Question

Rationalize the numerator.$$\frac{\sqrt{a}-\sqrt{b}}{a^{2}-b^{2}}$$

Answer

**step1** Understanding the problem

The problem asks us to rationalize the numerator of the given algebraic expression: $$\frac{\sqrt{a}-\sqrt{b}}{a^{2}-b^{2}}$$. To rationalize the numerator means to remove any square roots from the numerator, typically by multiplying by a form of 1 that strategically eliminates them.

**step2** Identifying the conjugate of the numerator

The numerator is $$\sqrt{a}-\sqrt{b}$$. To eliminate square roots in a binomial expression of this form, we multiply by its conjugate. The conjugate of an expression $$(x-y)$$ is $$(x+y)$$. Therefore, the conjugate of $$\sqrt{a}-\sqrt{b}$$ is $$\sqrt{a}+\sqrt{b}$$.

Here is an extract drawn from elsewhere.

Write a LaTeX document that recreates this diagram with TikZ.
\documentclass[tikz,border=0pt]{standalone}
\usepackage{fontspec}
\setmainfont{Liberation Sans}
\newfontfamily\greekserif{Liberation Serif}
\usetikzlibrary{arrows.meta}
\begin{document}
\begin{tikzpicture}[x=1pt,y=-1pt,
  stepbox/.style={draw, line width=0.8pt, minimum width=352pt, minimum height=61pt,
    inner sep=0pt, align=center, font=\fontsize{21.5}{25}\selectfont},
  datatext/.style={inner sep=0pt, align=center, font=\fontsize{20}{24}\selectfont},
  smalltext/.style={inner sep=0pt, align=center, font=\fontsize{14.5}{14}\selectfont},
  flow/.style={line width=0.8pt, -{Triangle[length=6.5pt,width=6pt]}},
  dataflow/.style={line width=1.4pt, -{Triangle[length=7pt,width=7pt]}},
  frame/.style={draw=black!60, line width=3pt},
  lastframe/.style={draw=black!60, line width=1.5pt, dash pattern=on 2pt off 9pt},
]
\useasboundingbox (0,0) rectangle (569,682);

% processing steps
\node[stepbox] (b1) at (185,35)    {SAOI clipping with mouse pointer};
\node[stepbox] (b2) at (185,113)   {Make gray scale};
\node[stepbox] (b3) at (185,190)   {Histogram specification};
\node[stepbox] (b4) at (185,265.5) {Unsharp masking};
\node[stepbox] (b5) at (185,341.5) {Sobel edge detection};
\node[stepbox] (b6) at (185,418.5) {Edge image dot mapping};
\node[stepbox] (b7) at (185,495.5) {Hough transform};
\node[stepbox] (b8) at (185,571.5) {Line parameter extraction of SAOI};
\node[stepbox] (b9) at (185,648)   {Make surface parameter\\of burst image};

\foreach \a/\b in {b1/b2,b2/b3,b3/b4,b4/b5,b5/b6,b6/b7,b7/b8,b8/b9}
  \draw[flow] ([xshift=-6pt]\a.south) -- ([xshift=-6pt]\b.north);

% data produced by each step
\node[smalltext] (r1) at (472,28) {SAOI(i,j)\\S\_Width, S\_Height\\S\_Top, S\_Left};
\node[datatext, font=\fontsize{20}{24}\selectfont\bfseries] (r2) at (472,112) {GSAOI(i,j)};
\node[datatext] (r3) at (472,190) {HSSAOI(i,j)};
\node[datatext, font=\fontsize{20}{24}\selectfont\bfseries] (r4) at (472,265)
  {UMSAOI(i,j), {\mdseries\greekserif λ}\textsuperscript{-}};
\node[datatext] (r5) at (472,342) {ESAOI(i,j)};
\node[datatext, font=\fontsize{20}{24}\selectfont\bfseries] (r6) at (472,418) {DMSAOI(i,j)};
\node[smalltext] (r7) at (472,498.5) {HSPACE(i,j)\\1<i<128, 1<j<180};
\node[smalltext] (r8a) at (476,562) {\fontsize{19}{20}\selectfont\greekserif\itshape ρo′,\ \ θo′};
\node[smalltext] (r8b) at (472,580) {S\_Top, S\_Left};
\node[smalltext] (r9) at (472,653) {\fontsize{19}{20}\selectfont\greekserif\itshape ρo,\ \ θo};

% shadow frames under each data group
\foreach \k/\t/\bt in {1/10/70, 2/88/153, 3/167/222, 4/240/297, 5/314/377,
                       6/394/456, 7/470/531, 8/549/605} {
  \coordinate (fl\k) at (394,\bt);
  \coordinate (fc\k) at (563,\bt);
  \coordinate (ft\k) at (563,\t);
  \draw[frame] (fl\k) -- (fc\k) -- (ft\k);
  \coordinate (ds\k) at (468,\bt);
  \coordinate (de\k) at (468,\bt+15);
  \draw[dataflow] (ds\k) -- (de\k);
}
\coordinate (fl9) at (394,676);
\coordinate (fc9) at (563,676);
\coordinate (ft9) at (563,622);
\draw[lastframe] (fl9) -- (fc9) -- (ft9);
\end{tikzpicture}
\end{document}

**step3** Multiplying the expression by the conjugate

To rationalize the numerator, we multiply both the numerator and the denominator of the original expression by the conjugate of the numerator. This operation does not change the value of the expression, as we are essentially multiplying by 1:
$$ \frac{\sqrt{a}-\sqrt{b}}{a^{2}-b^{2}} \times \frac{\sqrt{a}+\sqrt{b}}{\sqrt{a}+\sqrt{b}} $$

**step4** Simplifying the numerator

Now we perform the multiplication in the numerator:
$$ (\sqrt{a}-\sqrt{b})(\sqrt{a}+\sqrt{b}) $$
This is a standard algebraic identity known as the difference of squares, which states $$(x-y)(x+y) = x^2 - y^2$$.
Applying this identity, with $$x = \sqrt{a}$$ and $$y = \sqrt{b}$$:
$$ (\sqrt{a})^2 - (\sqrt{b})^2 = a - b $$
So, the new numerator is $$a - b$$.

**step5** Simplifying the denominator

Next, we multiply the denominators:
$$ (a^{2}-b^{2})(\sqrt{a}+\sqrt{b}) $$
We recognize that the term $$a^{2}-b^{2}$$ can also be factored using the difference of squares identity:
$$ a^{2}-b^{2} = (a-b)(a+b) $$
Substituting this factored form into the denominator expression:
$$ (a-b)(a+b)(\sqrt{a}+\sqrt{b}) $$
This is the new denominator.

**step6** Combining and performing final simplification

Now, we combine the simplified numerator and denominator to form the new expression:
$$ \frac{a - b}{(a-b)(a+b)(\sqrt{a}+\sqrt{b})} $$
Assuming that $$a \neq b$$ (to avoid division by zero from the original denominator and to allow cancellation), we can cancel the common factor $$(a-b)$$ from both the numerator and the denominator:
$$ \frac{1}{(a+b)(\sqrt{a}+\sqrt{b})} $$
This is the final expression with the numerator rationalized.